1
votes

I have this similar problem: read.csv warning 'EOF within quoted string' prevents complete reading of file

That is, when I load a csv R says:

Warning message:
In scan(file, what, nmax, sep, dec, quote, skip, nlines, na.strings,  :
EOF within quoted string

I can get rid of this error by applying: quotes="" to read.csv

But the main problem still exists, only 22111 rows of 689233 in total are read into R. I would like to try removing all special characters from the csv to see if this clears the problem.

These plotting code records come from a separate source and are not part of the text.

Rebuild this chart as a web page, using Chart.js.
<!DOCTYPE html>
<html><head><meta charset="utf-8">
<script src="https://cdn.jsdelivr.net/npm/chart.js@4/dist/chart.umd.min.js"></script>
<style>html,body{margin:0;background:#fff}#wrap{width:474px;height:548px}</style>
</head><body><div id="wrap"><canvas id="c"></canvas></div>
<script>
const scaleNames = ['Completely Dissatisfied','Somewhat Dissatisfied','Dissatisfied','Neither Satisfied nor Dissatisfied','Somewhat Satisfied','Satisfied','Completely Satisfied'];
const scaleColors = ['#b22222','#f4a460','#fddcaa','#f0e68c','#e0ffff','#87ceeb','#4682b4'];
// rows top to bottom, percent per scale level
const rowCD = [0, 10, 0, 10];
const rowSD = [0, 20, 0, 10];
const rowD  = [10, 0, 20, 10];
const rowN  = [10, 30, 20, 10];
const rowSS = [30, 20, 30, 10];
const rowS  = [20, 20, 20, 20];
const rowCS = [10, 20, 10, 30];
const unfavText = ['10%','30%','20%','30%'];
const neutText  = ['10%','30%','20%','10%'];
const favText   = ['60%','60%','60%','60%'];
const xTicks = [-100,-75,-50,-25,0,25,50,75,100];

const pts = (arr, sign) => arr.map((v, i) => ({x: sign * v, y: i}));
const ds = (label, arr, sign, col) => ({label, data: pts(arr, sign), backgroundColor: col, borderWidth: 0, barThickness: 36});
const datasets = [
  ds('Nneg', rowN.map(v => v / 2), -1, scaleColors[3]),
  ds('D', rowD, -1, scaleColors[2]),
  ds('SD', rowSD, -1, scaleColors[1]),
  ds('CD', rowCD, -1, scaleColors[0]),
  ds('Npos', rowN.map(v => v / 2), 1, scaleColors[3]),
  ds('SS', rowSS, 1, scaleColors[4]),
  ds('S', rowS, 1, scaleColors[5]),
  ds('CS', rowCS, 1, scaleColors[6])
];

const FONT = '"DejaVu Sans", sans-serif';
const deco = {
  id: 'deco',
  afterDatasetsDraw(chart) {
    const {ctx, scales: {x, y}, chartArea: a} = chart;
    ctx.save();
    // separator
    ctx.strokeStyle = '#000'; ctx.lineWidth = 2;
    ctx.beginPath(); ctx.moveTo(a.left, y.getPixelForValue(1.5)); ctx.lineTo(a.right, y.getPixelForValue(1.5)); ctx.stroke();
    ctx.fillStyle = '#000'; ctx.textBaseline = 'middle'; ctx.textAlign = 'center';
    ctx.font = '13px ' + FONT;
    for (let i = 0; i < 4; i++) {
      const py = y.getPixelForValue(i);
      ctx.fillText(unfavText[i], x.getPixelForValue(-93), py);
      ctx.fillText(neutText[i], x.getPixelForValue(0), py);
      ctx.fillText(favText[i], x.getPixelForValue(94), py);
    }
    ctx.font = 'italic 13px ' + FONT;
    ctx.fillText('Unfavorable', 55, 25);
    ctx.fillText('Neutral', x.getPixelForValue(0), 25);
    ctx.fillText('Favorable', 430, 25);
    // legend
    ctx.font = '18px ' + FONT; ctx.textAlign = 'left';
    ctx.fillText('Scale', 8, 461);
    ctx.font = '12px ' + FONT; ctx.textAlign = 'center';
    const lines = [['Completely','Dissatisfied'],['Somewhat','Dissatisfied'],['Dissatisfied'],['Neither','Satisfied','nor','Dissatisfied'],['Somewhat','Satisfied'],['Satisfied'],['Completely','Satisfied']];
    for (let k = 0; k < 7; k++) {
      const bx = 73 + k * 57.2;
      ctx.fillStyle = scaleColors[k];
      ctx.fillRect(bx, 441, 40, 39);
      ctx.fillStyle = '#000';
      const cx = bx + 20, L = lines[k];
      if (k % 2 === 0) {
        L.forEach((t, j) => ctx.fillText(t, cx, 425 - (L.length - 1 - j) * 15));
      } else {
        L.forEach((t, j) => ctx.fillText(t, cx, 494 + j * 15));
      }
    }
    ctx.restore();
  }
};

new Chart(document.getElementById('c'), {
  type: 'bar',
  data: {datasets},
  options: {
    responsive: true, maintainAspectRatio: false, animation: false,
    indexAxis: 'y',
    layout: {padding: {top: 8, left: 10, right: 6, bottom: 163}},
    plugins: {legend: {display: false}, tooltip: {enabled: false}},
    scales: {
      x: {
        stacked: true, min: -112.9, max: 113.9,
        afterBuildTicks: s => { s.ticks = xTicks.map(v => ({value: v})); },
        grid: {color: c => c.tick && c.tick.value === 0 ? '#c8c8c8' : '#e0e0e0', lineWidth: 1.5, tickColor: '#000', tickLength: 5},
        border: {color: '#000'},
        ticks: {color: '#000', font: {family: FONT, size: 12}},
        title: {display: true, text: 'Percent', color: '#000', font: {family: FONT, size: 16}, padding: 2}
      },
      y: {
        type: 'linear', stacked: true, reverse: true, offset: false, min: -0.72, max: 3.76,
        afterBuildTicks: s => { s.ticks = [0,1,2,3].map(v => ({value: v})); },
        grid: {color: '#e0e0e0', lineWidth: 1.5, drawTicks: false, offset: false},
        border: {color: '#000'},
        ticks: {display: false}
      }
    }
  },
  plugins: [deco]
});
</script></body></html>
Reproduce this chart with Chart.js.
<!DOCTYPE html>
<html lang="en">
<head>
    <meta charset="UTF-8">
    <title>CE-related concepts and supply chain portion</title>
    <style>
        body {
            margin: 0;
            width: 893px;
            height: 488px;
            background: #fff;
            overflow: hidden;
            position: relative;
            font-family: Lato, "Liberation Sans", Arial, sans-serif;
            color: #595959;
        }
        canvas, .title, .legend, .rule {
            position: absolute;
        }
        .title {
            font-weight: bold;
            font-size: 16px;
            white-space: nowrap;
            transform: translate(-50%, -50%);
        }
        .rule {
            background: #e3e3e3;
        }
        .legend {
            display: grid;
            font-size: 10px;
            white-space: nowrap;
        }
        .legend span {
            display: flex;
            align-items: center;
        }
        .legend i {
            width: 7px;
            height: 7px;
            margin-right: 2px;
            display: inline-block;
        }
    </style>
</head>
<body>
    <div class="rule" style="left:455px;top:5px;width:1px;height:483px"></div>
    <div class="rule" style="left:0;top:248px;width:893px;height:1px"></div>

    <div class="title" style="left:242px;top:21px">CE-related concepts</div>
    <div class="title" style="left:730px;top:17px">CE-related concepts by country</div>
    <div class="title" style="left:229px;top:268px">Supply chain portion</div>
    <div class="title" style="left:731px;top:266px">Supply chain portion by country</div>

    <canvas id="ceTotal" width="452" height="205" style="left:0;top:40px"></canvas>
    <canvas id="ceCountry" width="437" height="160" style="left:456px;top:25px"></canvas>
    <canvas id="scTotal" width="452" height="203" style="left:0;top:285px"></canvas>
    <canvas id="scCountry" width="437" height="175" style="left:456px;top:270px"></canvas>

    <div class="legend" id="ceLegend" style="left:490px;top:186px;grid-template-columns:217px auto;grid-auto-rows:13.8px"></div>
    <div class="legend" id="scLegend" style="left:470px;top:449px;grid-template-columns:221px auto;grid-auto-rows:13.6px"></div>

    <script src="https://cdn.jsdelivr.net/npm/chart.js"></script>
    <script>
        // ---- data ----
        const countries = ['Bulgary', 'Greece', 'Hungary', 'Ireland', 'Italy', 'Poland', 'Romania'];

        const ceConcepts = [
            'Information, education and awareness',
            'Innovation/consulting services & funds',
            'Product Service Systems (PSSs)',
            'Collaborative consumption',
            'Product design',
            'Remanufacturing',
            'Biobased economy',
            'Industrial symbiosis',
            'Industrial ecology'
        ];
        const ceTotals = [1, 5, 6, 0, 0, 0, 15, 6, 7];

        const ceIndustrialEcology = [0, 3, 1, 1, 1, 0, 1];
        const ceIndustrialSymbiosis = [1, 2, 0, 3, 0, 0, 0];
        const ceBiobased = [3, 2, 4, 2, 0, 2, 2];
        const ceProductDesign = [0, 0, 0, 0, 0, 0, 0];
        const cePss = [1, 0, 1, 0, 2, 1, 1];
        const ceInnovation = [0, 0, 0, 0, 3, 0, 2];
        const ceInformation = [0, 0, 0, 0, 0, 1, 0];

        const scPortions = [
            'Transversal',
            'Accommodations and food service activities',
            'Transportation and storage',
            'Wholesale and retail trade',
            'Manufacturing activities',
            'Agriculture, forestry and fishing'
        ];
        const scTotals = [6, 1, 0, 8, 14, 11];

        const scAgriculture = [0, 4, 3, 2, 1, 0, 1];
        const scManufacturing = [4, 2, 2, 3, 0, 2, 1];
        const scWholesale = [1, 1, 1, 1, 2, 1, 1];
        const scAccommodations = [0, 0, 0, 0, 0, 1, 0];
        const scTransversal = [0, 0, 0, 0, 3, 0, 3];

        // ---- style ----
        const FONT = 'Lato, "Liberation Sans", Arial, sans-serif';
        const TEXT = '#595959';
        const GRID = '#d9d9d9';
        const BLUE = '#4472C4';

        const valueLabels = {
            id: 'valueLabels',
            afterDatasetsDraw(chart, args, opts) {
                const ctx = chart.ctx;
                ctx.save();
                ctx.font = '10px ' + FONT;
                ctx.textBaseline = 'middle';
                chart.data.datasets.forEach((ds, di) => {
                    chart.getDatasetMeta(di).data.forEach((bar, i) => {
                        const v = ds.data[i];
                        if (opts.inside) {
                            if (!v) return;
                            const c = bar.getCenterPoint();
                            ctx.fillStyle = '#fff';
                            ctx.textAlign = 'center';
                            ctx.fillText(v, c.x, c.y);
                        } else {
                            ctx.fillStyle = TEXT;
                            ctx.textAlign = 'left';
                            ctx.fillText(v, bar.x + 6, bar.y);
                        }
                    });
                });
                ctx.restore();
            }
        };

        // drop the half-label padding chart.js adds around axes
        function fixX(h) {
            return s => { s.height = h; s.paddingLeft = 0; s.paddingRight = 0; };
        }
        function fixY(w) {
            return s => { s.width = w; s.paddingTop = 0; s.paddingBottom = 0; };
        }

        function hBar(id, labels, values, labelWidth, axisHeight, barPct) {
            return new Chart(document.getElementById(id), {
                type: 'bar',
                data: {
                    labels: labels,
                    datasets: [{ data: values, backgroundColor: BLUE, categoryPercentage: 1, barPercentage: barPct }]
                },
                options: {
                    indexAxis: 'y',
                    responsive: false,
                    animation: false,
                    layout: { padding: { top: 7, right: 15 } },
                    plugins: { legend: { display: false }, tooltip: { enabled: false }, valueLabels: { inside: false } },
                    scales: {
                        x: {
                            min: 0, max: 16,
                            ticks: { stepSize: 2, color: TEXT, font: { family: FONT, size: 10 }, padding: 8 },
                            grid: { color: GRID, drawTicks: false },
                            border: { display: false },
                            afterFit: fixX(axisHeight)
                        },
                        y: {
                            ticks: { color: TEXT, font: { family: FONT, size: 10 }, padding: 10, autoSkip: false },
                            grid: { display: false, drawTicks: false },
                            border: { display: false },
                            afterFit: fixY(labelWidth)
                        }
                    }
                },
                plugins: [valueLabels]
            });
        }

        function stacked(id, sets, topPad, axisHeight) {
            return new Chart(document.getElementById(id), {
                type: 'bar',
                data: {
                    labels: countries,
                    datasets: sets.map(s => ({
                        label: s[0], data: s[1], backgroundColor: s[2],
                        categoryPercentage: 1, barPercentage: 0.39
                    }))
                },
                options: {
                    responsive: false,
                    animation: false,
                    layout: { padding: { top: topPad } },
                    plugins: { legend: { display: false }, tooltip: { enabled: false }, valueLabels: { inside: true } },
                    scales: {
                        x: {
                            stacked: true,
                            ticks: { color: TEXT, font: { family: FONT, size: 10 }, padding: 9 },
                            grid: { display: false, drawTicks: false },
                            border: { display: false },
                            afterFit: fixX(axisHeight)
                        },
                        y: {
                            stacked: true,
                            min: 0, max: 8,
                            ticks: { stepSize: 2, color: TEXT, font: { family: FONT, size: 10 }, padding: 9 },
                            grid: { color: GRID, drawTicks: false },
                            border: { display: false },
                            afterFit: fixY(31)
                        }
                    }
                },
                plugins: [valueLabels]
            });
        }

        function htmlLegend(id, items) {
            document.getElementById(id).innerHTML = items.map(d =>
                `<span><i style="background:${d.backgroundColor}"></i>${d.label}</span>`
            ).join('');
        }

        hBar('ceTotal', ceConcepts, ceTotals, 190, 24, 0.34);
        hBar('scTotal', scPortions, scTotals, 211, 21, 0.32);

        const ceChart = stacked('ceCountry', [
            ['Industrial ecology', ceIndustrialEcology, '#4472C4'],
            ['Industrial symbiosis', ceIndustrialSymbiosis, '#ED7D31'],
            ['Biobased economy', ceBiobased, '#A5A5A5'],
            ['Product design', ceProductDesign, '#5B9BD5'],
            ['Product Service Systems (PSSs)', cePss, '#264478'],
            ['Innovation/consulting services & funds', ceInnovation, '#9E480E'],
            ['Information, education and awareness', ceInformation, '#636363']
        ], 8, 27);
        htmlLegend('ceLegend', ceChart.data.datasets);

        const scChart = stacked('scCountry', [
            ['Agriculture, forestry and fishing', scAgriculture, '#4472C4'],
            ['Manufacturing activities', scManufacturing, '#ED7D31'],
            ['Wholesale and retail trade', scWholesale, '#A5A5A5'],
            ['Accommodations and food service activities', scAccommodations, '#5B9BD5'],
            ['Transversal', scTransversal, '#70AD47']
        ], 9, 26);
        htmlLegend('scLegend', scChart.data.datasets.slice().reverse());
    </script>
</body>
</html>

Related I found this: How to remove specific special characters in R

But is there a way to do it in read.csv, that is in the phase when I'm reading in the file?

3
Are you certain that your input file is well-formed, meaning that all 689,233 rows have the same number of columns? read.csv (which is a wrapper around read.table) is somewhat sensitive and can die for bad input files. - Tim Biegeleisen
I don't think you can do it within read.csv! I believe it is even better here to not use R and use something like awk or other Linux text post-processing commands. - agstudy
@ElinaJ Could you post the first 2 rows along with rows 22111 and 22112 from your input csv file? - Tim Biegeleisen
I'm afraid it's sensitive data and it's not possible to post... I tried deleting rows 21611-22111 and now I got 230,168 rows to load... - ElinaJ
You can likely solve it by using read.table with option encoding. - daniel

3 Answers

1
votes

Did you try fread from data.table? It can optimize the task and likely deal with some common issues. As you haven't provide any piece of data, I'm giving a silly example:

> fread('col1,col2\n5,"4\n3"')
   col1 col2
1:    5 4\n3
0
votes

It was indeed a special charcter. There was a → (arrow, hexadecimal value 0x1A) on line 22,112. After deleting the arrow I get the data to load normally!

0
votes

Solution of datatable expord csv with special chahracters Find charset from https://cdn.datatables.net/buttons/1.1.2/js/buttons.html5.js or https://cdn.datatables.net/buttons/1.1.2/js/buttons.html5.min.js

and change it to 'UTF-8-BOM'from 'UTF-8'